Stated exercise ▸
Check every line below for the string "Write", and copy the lines that contain it.
-------- Records provided --------
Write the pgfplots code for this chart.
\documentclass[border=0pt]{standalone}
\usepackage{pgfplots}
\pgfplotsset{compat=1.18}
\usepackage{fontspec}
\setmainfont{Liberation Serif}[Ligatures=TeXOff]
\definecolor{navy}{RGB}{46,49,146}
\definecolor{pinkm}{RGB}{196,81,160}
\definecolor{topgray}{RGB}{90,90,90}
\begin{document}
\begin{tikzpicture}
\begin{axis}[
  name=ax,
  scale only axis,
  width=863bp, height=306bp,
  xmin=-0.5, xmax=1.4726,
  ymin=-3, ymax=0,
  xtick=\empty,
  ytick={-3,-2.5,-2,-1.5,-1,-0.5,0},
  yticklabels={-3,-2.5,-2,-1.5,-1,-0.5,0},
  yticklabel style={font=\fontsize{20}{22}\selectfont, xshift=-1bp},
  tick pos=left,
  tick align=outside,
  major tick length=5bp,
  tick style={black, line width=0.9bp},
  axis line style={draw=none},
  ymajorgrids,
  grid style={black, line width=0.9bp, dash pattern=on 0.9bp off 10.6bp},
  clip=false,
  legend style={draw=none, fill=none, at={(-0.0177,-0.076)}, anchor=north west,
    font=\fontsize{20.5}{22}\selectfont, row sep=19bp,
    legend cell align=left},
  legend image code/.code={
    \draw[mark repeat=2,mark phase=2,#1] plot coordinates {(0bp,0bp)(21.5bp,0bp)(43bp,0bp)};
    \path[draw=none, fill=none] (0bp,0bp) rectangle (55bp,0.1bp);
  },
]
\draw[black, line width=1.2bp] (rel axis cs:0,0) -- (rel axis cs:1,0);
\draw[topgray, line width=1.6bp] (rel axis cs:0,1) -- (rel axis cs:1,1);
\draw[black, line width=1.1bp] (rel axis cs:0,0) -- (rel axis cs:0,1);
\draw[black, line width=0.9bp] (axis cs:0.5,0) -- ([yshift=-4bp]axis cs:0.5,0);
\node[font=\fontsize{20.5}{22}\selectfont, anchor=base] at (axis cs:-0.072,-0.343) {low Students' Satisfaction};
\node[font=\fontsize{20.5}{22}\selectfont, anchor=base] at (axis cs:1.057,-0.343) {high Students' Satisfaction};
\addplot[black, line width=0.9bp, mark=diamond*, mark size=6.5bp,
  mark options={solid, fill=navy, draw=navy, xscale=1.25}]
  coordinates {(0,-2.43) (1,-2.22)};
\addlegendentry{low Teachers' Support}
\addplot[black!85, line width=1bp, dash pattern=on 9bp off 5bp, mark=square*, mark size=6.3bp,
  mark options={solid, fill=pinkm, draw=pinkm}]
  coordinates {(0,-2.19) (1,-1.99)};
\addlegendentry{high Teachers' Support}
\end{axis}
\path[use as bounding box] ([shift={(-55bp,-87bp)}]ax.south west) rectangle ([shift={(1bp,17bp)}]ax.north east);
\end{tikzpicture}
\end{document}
--------
-------- Records provided --------
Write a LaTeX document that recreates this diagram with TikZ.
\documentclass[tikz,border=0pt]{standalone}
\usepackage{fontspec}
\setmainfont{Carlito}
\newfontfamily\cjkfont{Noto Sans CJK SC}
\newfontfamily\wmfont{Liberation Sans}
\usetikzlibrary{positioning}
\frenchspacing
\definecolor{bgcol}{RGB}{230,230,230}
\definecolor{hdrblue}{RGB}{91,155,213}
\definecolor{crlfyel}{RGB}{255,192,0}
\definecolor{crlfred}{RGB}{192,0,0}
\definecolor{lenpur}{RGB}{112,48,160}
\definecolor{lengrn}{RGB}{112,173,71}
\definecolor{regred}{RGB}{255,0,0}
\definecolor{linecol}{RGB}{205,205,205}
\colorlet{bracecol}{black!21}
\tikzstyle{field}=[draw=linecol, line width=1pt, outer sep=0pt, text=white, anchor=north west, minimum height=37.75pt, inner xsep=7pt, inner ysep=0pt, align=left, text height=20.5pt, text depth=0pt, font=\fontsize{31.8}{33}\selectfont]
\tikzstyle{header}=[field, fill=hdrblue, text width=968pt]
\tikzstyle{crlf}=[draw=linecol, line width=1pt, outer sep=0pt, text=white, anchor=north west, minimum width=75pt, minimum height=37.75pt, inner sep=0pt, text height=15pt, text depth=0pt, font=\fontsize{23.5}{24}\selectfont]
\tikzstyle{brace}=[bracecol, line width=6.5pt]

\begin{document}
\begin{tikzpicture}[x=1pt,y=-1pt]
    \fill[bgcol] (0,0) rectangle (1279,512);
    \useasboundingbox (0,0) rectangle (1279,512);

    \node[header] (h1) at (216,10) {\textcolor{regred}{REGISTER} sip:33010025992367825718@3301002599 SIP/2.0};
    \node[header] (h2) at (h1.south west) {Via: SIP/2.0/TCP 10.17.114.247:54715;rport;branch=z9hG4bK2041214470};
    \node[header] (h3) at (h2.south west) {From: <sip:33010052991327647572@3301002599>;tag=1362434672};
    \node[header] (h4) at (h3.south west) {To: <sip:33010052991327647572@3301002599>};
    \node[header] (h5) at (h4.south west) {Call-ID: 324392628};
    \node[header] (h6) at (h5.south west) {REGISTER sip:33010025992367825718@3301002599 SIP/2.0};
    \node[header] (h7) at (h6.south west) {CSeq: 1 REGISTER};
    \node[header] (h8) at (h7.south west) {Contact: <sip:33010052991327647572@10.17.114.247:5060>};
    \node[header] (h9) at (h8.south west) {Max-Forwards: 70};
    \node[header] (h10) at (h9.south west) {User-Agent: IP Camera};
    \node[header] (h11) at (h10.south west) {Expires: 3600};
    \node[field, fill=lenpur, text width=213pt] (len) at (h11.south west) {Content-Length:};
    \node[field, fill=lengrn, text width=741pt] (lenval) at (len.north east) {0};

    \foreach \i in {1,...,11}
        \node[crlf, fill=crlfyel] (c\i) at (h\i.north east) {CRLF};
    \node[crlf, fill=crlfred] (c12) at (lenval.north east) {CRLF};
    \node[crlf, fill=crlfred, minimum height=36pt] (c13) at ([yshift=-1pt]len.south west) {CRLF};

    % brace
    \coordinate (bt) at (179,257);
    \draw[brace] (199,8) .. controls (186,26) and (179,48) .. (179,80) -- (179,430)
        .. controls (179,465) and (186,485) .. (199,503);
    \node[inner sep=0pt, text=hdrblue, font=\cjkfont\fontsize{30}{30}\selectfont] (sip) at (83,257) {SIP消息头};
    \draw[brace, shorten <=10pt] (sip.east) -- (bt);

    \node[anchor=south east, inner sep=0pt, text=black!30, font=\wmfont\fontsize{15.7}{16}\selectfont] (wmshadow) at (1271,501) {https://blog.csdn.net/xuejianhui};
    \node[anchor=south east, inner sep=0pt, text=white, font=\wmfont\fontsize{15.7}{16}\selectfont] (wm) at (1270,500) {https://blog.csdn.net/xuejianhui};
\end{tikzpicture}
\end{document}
--------
-------- Records provided --------
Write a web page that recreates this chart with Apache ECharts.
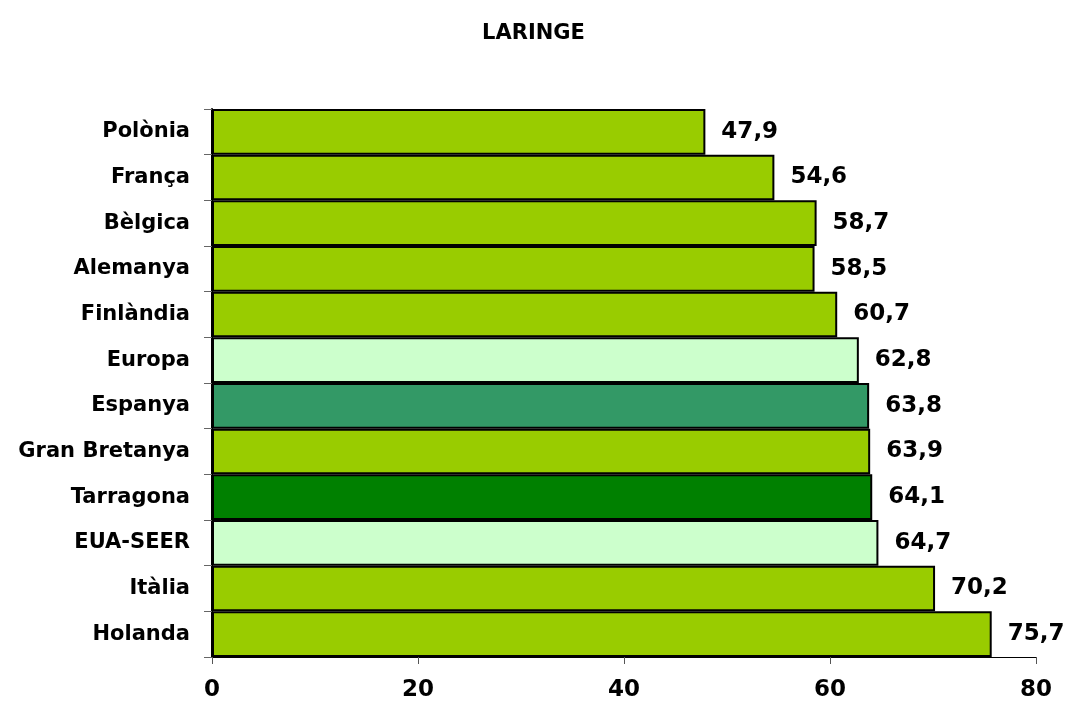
--------
Final result ▸
Write the pgfplots code for this chart.
Write a LaTeX document that recreates this diagram with TikZ.
Write a web page that recreates this chart with Apache ECharts.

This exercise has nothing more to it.